マハートマ・ガンジーひとりだけではありません。私たち一人ひとりが、真理を求める情熱を秘めています。真理は美しいだけでなく、あらゆる力を、すべての富を、すべての名声を、すべての放棄心を、すべての知識をそなえているからです。
不運なことに、ほとんどの人がほんとうの真理について聞いたことがありません。じつに、99.9パーセントの人たちが虚偽を真理と誤解して求めています。私たちは真の美に魅せられるべき存在であるはずなのに、真理に見える虚偽を愛する悪癖が太古の昔から身についています。そのため、一般の人には「真理」と「美」は相入れないものとなっています。通俗的な真理と美について次のような話があります。

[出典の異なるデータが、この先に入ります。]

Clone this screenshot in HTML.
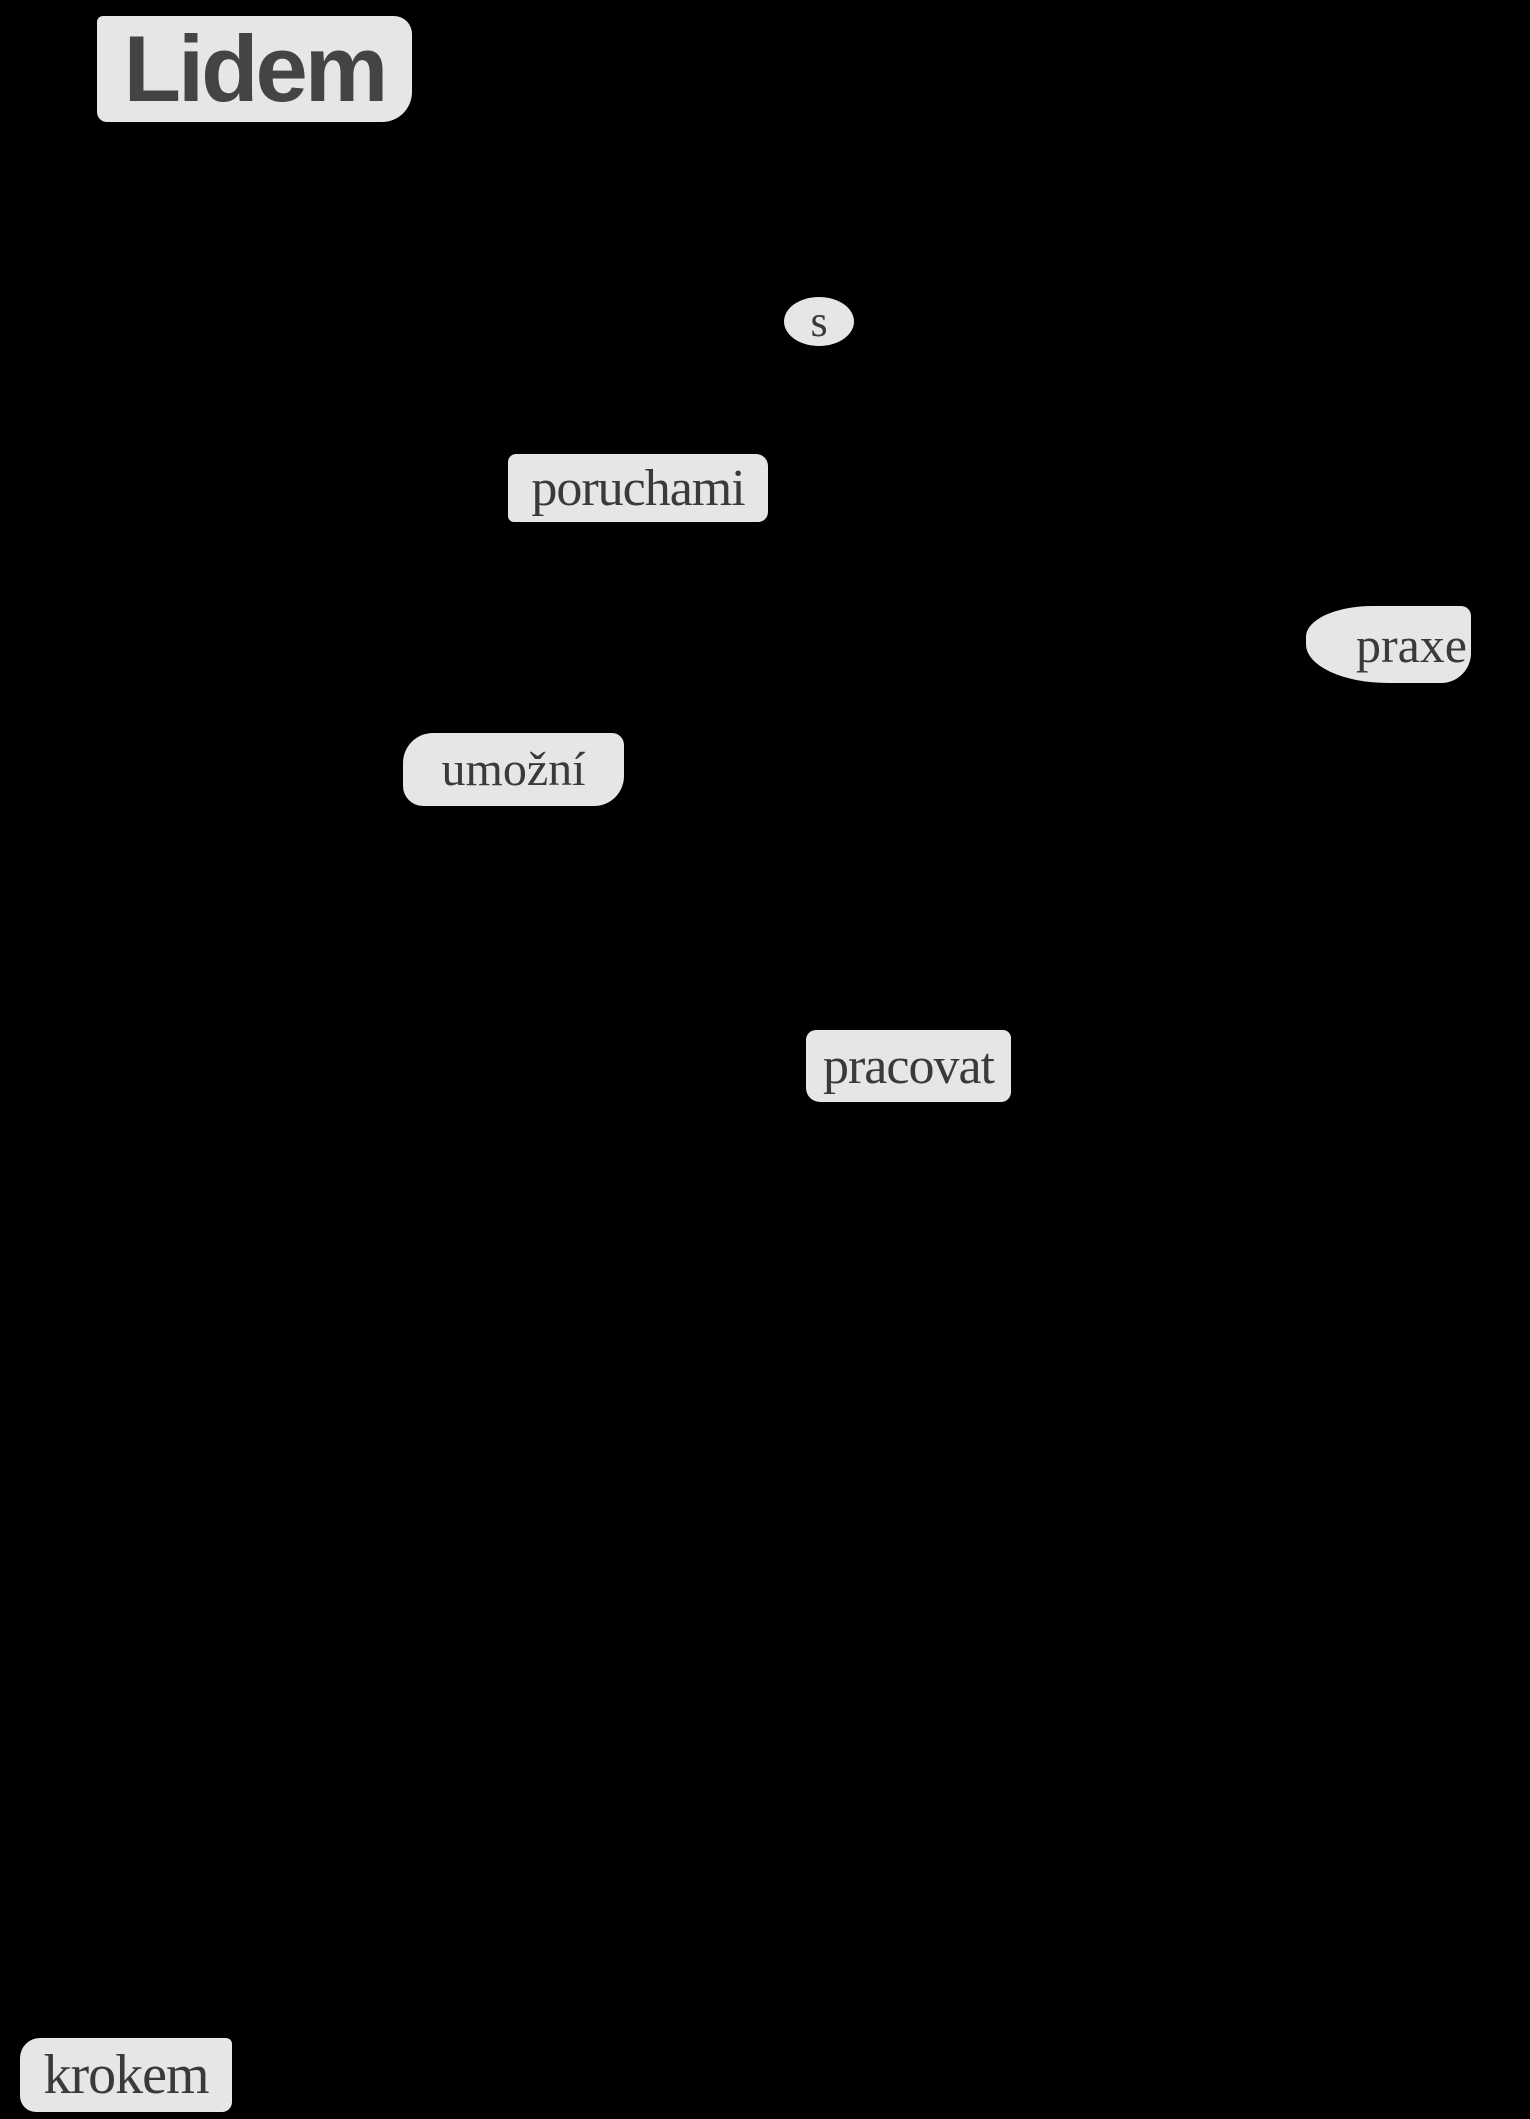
<!DOCTYPE html>
<html><head><meta charset="utf-8"><style>
html,body{margin:0;padding:0;background:#000;}
body{width:1530px;height:2119px;position:relative;overflow:hidden;}
.p{position:absolute;background:#e6e6e6;color:#3a3a3a;font-family:"Liberation Serif",serif;display:flex;align-items:center;justify-content:center;white-space:nowrap;}
</style></head><body>
<div class="p" style="left:97px;top:16px;width:315px;height:106px;font-family:'Liberation Sans',sans-serif;font-weight:bold;font-size:94px;color:#444;border-radius:6px 18px 30px 10px;letter-spacing:-3px;">Lidem</div>
<div class="p" style="left:784px;top:297px;width:70px;height:49px;font-size:44px;border-radius:50%;">s</div>
<div class="p" style="left:508px;top:454px;width:260px;height:68px;font-size:52px;border-radius:8px 12px 10px 6px;letter-spacing:-1px;">poruchami</div>
<div class="p" style="left:1306px;top:606px;width:165px;height:77px;font-size:50px;border-radius:40% 10px 30px 50%;justify-content:flex-end;padding-right:4px;box-sizing:border-box;">praxe</div>
<div class="p" style="left:403px;top:733px;width:221px;height:73px;font-size:48px;border-radius:30px 12px 30px 20px;">umožní</div>
<div class="p" style="left:806px;top:1030px;width:205px;height:72px;font-size:52px;border-radius:10px 8px 10px 14px;letter-spacing:-1px;">pracovat</div>
<div class="p" style="left:20px;top:2038px;width:212px;height:74px;font-size:56px;border-radius:20px 6px 10px 16px;letter-spacing:-1px;">krokem</div>
</body></html>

力があって体は頑丈、しかし品性の卑しい男が、美しい女性に好意をよせました。容姿端麗で聖女のような心の持ち主であるその女性は、言いよる男に嫌悪感を禁じることができませんでした。欲情をさらけ出して迫る男に一計を案じ、1週間待ってくれれば会いましょう、と約束します。男は承知し、期待に胸をふくらませて約束の日を今か今かと待ちこがれました。
いっぽうかのじょのほうは、美しさの正体を教える妙案を実行していました――下剤です。強い下剤を飲み、7日間水のような大便を排泄し、食べたものを吐きつづけました。それだけではありません。大便と嘔吐をすべて容器に入れておいたのです。下剤の効き目は強力で、美しかった聖女は骸骨のようにやせこけ、肌は黒ずみ、美しかった目は頭蓋骨の眼窩に陥没しています。そして約束の日、欲情に燃える男を待ちました。

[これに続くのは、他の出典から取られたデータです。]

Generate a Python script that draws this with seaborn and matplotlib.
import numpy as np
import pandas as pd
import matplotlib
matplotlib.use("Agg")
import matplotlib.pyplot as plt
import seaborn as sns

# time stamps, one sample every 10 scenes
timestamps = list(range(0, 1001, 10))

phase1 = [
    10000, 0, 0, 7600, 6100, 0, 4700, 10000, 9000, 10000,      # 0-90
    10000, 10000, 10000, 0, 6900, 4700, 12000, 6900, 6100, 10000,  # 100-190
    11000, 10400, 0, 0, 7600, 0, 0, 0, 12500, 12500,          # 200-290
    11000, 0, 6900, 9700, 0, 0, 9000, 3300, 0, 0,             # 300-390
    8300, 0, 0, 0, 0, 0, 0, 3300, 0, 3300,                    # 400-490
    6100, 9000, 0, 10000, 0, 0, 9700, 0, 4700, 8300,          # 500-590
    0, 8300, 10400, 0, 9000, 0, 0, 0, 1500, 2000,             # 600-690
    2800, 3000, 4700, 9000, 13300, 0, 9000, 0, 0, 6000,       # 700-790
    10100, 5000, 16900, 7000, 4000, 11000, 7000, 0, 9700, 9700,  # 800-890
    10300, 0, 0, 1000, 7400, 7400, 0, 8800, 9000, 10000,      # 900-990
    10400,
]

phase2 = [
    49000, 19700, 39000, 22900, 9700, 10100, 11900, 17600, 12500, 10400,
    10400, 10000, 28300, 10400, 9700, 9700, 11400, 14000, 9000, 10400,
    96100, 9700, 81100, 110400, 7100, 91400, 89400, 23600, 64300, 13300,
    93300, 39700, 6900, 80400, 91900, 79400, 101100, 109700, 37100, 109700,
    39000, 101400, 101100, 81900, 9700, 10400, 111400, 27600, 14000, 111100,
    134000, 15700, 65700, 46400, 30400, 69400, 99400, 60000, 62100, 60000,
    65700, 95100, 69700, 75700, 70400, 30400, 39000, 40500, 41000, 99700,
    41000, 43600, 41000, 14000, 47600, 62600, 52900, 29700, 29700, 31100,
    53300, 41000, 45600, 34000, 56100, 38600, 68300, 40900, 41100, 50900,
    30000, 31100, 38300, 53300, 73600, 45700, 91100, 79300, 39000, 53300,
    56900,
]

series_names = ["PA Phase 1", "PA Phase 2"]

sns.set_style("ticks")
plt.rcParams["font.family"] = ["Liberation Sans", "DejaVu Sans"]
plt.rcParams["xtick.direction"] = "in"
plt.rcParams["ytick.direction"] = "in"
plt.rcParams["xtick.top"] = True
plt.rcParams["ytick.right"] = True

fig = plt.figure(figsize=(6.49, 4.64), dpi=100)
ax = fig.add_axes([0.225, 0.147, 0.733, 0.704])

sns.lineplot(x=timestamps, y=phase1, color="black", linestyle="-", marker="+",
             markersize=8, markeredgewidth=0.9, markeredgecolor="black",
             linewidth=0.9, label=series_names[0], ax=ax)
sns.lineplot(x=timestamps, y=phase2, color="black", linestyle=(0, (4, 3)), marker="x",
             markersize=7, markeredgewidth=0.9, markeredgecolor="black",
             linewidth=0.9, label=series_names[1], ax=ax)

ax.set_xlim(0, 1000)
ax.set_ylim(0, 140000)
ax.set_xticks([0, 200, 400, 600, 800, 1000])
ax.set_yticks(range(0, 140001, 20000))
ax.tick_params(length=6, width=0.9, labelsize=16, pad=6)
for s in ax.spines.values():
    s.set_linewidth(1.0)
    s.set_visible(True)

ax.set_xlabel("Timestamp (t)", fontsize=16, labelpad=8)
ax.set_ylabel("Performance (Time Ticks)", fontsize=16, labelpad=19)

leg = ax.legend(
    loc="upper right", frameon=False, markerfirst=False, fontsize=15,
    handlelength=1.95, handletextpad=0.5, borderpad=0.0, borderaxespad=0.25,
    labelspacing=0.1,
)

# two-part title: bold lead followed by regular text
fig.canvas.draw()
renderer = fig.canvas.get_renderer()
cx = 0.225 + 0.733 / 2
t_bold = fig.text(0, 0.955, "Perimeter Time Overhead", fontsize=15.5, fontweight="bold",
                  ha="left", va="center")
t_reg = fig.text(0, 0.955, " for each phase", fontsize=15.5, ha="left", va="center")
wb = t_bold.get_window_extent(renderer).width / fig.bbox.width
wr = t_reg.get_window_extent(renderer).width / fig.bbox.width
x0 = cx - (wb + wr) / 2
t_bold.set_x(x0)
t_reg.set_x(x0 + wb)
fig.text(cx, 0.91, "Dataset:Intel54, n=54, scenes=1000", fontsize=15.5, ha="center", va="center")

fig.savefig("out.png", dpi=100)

男は着飾ってきました。入口に立っている醜女に、きょうここで麗人と会うことになっている、と丁重に告げます。本人が目のまえにいるのに。醜女はなんども自分がその麗人であることを言うのですが、あまりに醜いその姿に、男はどうしても信じられません。
女性はその屈強な男に、私が美しかったその材料を容器に入れてあります、どうぞ美のエキスを存分に楽しんでください、と告げた。詩人ぶった俗物男はそのエキスを見せてくれとたのみ、女に連れられて、すさまじい悪臭を放つ糞と嘔吐物が入った容器のところに案内されます。結果はいうまでもありません。男は溶けて流れた美の正体に気づきました。結局、聖女のおかげで、下劣な男も影と本質が見分けられるようになり、迷いから覚めました。
この男は、真実ではない物質的美に迷わされている私たち自身である。この話に登場した女性は、心の望みに応じて美しい女性として生まれましたが、はかない物質的な体や心に囚われていませんでした。この女性は精神的な火花・魂であり、そのいつわりの肌に惹かれた男も同じ精神的火花です。
しかし、俗な知識人や美学者は、表面的な美と相対的な真理に惑わされ、真実で美しい精神的な火花の存在に気づいていません。精神的な火花はこのうえなく美しく、その火花が体から離れれば、糞と汚物の詰まった袋にすぎない「美しい体」には、どれほど美しく着飾っても、だれも触りたいとは思いません。
私たちは、真の美とはほど遠い偽りの相対的な真理を追い求めています。真じつは永遠に美しく、その美は永遠に滅びません。精神的な火花は不滅です。外側の肌の美しさは、強い下剤を飲めば数時間で色あせますが、真の美は消えず、そして不変です。しかし世俗の芸術家や知識人は、魂という美しい火花を知らず、また無数の精神的な火花の源となっている「火の源」についても知りません。精神的火花と火の源の関係は超越的な娯楽として表われますが、その関係についても知りません。全能者である主の恩寵で、主の崇高な娯楽が物質界に表わされても、感覚を越えたものを見ることのできない愚かな人々は、その娯楽を、大便や汚物として表わされた「美」と混同します。そのために、真理と美が同時に存在できることが理解できないのです。
世俗的な人は、精神的完全体・神がすべてを魅了する美しい方であることを知りません。そして、主こそが主要な本質、そして存在するものすべての主要な源であることを知りません。小さな精神的火花は完全体(主)の部分体ですから、美と永遠性において主と同じ質をそなえています。ただ一つ違うのは、完全体は永遠に全体であり、部分体は永遠に部分体だということです。しかしどちらも究極の真理、究極の美、究極の知識、究極の力、究極の放棄心、究極の富であることに変わりはありません。
究極の真理と美について述べていない書物は、偉大な詩人や知識人が書いたものだとしても、相対的真理という排泄物と汚物の容器にすぎません。真の文学とは、絶対者のもつ究極の真理と美を表現する書物を指すのです。